As recently as yesterday morning I was able to iterate on my Dataverse/Glassfish image. I pushed 7c81b4e and ran the build.sh script in that commit to push my image to Docker Hub. I switched the openshift.json file over from the NDS Labs repo to the IQSS repo (and the """ tag which you can see at https://hub.docker.com/r/iqss/dataverse-glassfish/tags/ ) on Docker Hub. All was fine. I figured I'd be able to start working on getting the container to run as non-root.

However, since then I keep making changes to the following files...

  • conf/docker/dataverse-glassfish/Dockerfile
  • conf/docker/dataverse-glassfish/entrypoint.sh

.. and pushing the same tag (4040-docker-openshift) to Docker Hub but when I run oc new-app the new image I just pushed to Docker Hub apparently isn't being executed because I don't see the changes I'm making to entrypoint.sh. This is despite the sha256 values I see in oc get all -o json matching the sha256 values I'm seeing when I run docker push. You would think that if Minishift and docker push agree on the new sha256 values that they would be running the same image.
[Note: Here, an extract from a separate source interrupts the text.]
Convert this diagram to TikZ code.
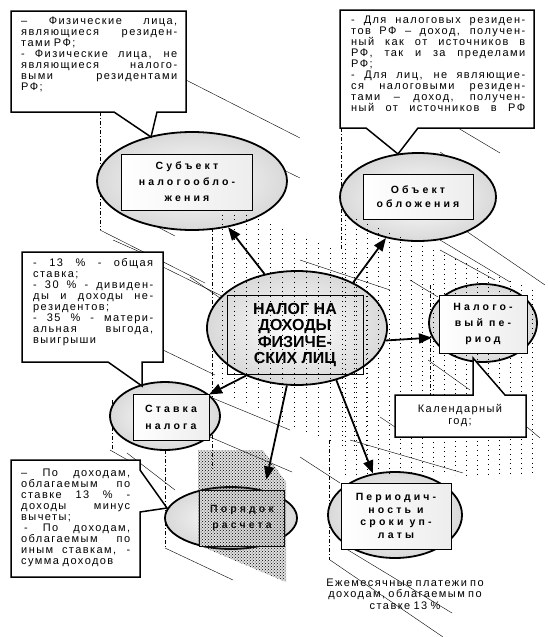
\documentclass[tikz,border=0pt]{standalone}
\usepackage{fontspec}
\setmainfont{Liberation Sans}
\newfontfamily\bodyfont[LetterSpace=13]{Liberation Sans}
\newfontfamily\headfont[LetterSpace=30]{Liberation Sans}
\usetikzlibrary{arrows.meta,patterns,shapes.geometric}
\newcommand{\jl}[1]{\makebox[\hsize][s]{\spaceskip=0.28em plus 1fil minus 0.1em #1}}

\begin{document}
\begin{tikzpicture}[x=1pt, y=-1pt,
  every node/.style={inner sep=0pt},
  oval/.style={ellipse, draw, line width=1.8pt, inner color=white, outer color=gray!30},
  card/.style={draw, line width=0.5pt, left color=white, right color=gray!14},
  callout/.style={draw, line width=1.5pt, fill=white},
  ptxt/.style={font={\bodyfont\fontsize{11}{11}\selectfont\spaceskip=0.3em plus 0.1em},
    align=left, anchor=north west},
  htxt/.style={font={\headfont\bfseries\fontsize{10.5}{16}\selectfont}, align=center},
  arr/.style={-{Triangle[length=13pt,width=10pt]}, line width=1.8pt},
  fine/.style={line width=0.4pt},
  dashv/.style={line width=0.5pt, dash pattern=on 4pt off 2pt on 1pt off 2pt},
  dotv/.style={line width=0.7pt, dash pattern=on 0.8pt off 4pt}]
  \useasboundingbox (0,0) rectangle (548,637);

  \foreach \a/\b/\c/\d in {186/80/300/138, 253/155/300/178, 125/210/175/236, 100/230/205/283,
      458/128/500/153, 440/152/472/173, 450/220/545/285, 440/240/510/282, 440/250/495/280,
      190/277/240/312, 163/267/240/305, 163/350/215/375, 113/240/140/252, 210/397/290/430,
      210/437/292/472, 110/450/140/467, 127/453/175/490, 165/548/233/580, 300/457/340/483,
      330/560/443/637, 350/440/463/473, 343/547/452/613, 410/280/438/297, 428/360/470/390,
      380/417/395/427, 527/427/540/438, 300/260/390/290}
    \draw[fine] (\a,\b) -- (\c,\d);
  \foreach \x/\a/\b in {100/112/230, 112/400/450, 165/450/548, 329/440/560, 341/128/250,
      212/210/470, 430/285/395}
    \draw[dashv] (\x,\a) -- (\x,\b);

  \node[oval, minimum width=190pt, minimum height=98pt] (subj) at (192,181) {};
  \node[oval, minimum width=156pt, minimum height=88pt] (obj) at (418,197) {};
  \node[oval, minimum width=180pt, minimum height=114pt] (tax) at (297,328) {};
  \node[oval, minimum width=108pt, minimum height=78pt] (period) at (483,323) {};
  \node[oval, minimum width=110pt, minimum height=68pt] (stav) at (165,416) {};
  \node[oval, minimum width=132pt, minimum height=62pt] (por) at (231,518) {};
  \node[oval, minimum width=134pt, minimum height=86pt] (perio) at (395,515) {};

  \foreach \x in {222,234,...,370}
    \draw[dotv] (\x,205+0.4*\x-88.8) -- (\x,395+0.45*\x-99.9);
  \foreach \x in {345,356,...,540}
    \draw[dotv] (\x,215+0.4*\x-138) -- (\x,475);

  \node[card, minimum width=131pt, minimum height=56pt, htxt] (subjcard) at (187,182)
    {Субъект\\налогообло-\\жения};
  \node[card, minimum width=110pt, minimum height=45pt, htxt,
    font={\headfont\bfseries\fontsize{10.5}{14}\selectfont}] (objcard) at (418,197)
    {Объект\\обложения};
  \node[draw, line width=0.5pt, minimum width=136pt, minimum height=79pt, align=center,
    font={\bfseries\fontsize{16}{16.5}\selectfont}] (taxcard) at (295,335)
    {НАЛОГ НА\\ДОХОДЫ\\ФИЗИЧЕ-\\СКИХ ЛИЦ};
  \node[card, minimum width=88pt, minimum height=58pt, htxt] (periodcard) at (483,324)
    {Налого-\\вый пе-\\риод};
  \node[card, minimum width=76pt, minimum height=46pt, htxt,
    font={\headfont\bfseries\fontsize{10.5}{17}\selectfont}] (stavcard) at (171,417)
    {Ставка\\налога};
  \node[card, minimum width=85pt, minimum height=56pt, htxt] (porcard) at (242,518)
    {Порядок\\расчета};
  \fill[black!60, fill opacity=0.2]
    (198,450) -- (263,450) -- (286,482) -- (286,582) -- (198,545) -- cycle;
  \fill[pattern=crosshatch dots, pattern color=black]
    (198,450) -- (263,450) -- (286,482) -- (286,582) -- (198,545) -- cycle;
  \node[card, minimum width=110pt, minimum height=66pt, htxt,
    font={\headfont\bfseries\fontsize{10.5}{12.7}\selectfont}] (periocard) at (396,516)
    {Периодич-\\ность и\\сроки уп-\\латы};

  \draw[callout] (11,11) -- (186,11) -- (186,112) -- (157,112) -- (151,137) -- (114,112)
    -- (11,112) -- cycle;
  \node[ptxt, text width=156pt] (subjnote) at (21,16.5)
    {\jl{– Физические лица,}\\
     \jl{являющиеся резиден-}\\
     тами РФ;\\
     \jl{- Физические лица, не}\\
     \jl{являющиеся налого-}\\
     \jl{выми резидентами}\\
     РФ;};
  \draw[callout] (340,10) -- (534,10) -- (534,128) -- (418,128) -- (398,154) -- (366,128)
    -- (340,128) -- cycle;
  \node[ptxt, text width=174pt] (objnote) at (351,15.5)
    {\jl{- Для налоговых резиден-}\\
     \jl{тов РФ – доход, получен-}\\
     \jl{ный как от источников в}\\
     \jl{РФ, так и за пределами}\\
     РФ;\\
     \jl{- Для лиц, не являющие-}\\
     \jl{ся налоговыми резиден-}\\
     \jl{тами – доход, получен-}\\
     \jl{ный от источников в РФ}};
  \draw[callout] (22,252) -- (163,252) -- (163,362) -- (142,362) -- (142,386) -- (108,362)
    -- (22,362) -- cycle;
  \node[ptxt, text width=120pt] (stavnote) at (33,258.5)
    {\jl{- 13 \% - общая}\\
     ставка;\\
     \jl{- 30 \% - дивиден-}\\
     \jl{ды и доходы не-}\\
     резидентов;\\
     \jl{- 35 \% - матери-}\\
     \jl{альная выгода,}\\
     выигрыши};
  \draw[callout] (11,460) -- (140,460) -- (140,470) -- (167,508) -- (140,512) -- (140,577)
    -- (11,577) -- cycle;
  \node[ptxt, text width=109pt] (pornote) at (21,468.5)
    {\jl{– По доходам,}\\
     \jl{облагаемым по}\\
     \jl{ставке 13 \% -}\\
     \jl{доходы минус}\\
     вычеты;\\
     \jl{\hspace{3pt}- По доходам,}\\
     \jl{облагаемым по}\\
     \jl{иным ставкам, -}\\
     сумма доходов};
  \draw[callout] (395,395) -- (473,395) -- (473,358) -- (505,395) -- (526,395) -- (526,437)
    -- (395,437) -- cycle;
  \node[align=center, font={\bodyfont\fontsize{11}{12}\selectfont\spaceskip=0.3em}]
    (periodnote) at (460,416) {Календарный\\год;};
  \node[align=center, font={\bodyfont\fontsize{11}{11.5}\selectfont\spaceskip=0.3em}]
    (perionote) at (405,594) {Ежемесячные платежи по\\доходам, облагаемым по\\ставке 13 \%};

  \draw[arr] (tax.121) -- (subj.-52);
  \draw[arr] (tax.39) -- (obj.232);
  \draw[arr] (tax.-8) -- (period.196);
  \draw[arr] (tax.223) -- (stav.26);
  \draw[arr, shorten >=11pt] (tax.260) -- (por.40);
  \draw[arr] (tax.-53) -- (perio.118);
\end{tikzpicture}
\end{document}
Just now I had @rbhatta99 get set up with Minishift on his laptop and also saw the old version of entrypoint.sh rather than the one I pushed to Docker Hub. (He also sees the new sha256 value I pushed to Docker Hub in his installation of Minishift.) This lead me to think that maybe the problem of images being stale is on the Docker Hub side somehow. So I went to https://hub.docker.com/r/iqss/dataverse-glassfish/ and clicked "delete" to blow away that whole repo. Then I made a couple more minor tweaks to the Dockerfile and entrypoint.sh files and pushed again.

Maybe something is wrote with my Docker install? I just asked @rbhatta99 to sign up for a Docker Hub account and I think I'm going to have him try to push a change from his laptop. It's ok to keep using the same tag ("4040-docker-openshift"), right? Or do I have to use a new tag every time? Again, my main goal is to be to iterate on this Dataverse/Glassfish image because I suspect there's a lot of work to do to get this working on OpenShift.

Anyway, I'm not sure if it's because I delete that repo on Docker Hub and pushed again to re-create it but now oc new-app conf/openshift/openshift.json never seems to work for both me and @rbhatta99 in the sense that a deployment never seems to run. The "overview" says "A new deployment will start automatically when" but doesn't say when. It's just blank, like this:

screen shot 2017-09-22 at 2 16 15 pm

If I click "Deploy" I get "An error occurred while starting the deployment. Reason: cannot trigger a deployment for "deploy-dataverse-glassfish" because it contains unresolved images" like this:

screen shot 2017-09-22 at 2 16 36 pm

Clicking on "Builds" then "Images" doesn't seem to provide any information on which images are unresolved, but I'm sure is the Dataverse/Glassfish one:

screen shot 2017-09-22 at 2 17 20 pm

In summary:

  • Deployments don't seem to work any more due to unresolved images on both my laptop and @rbhatta99 's laptop. Apart from staring at the output of oc get all -o json I'm not sure how to begin to troubleshoot this.
  • I got into all this trouble because Minishift stopped reflecting changes I've been pushing to Docker Hub. I don't know why and I don't know where these images are cached in Minishift. Apparently they are not cached in ~/.minishift because as I mentioned earlier I blew that away.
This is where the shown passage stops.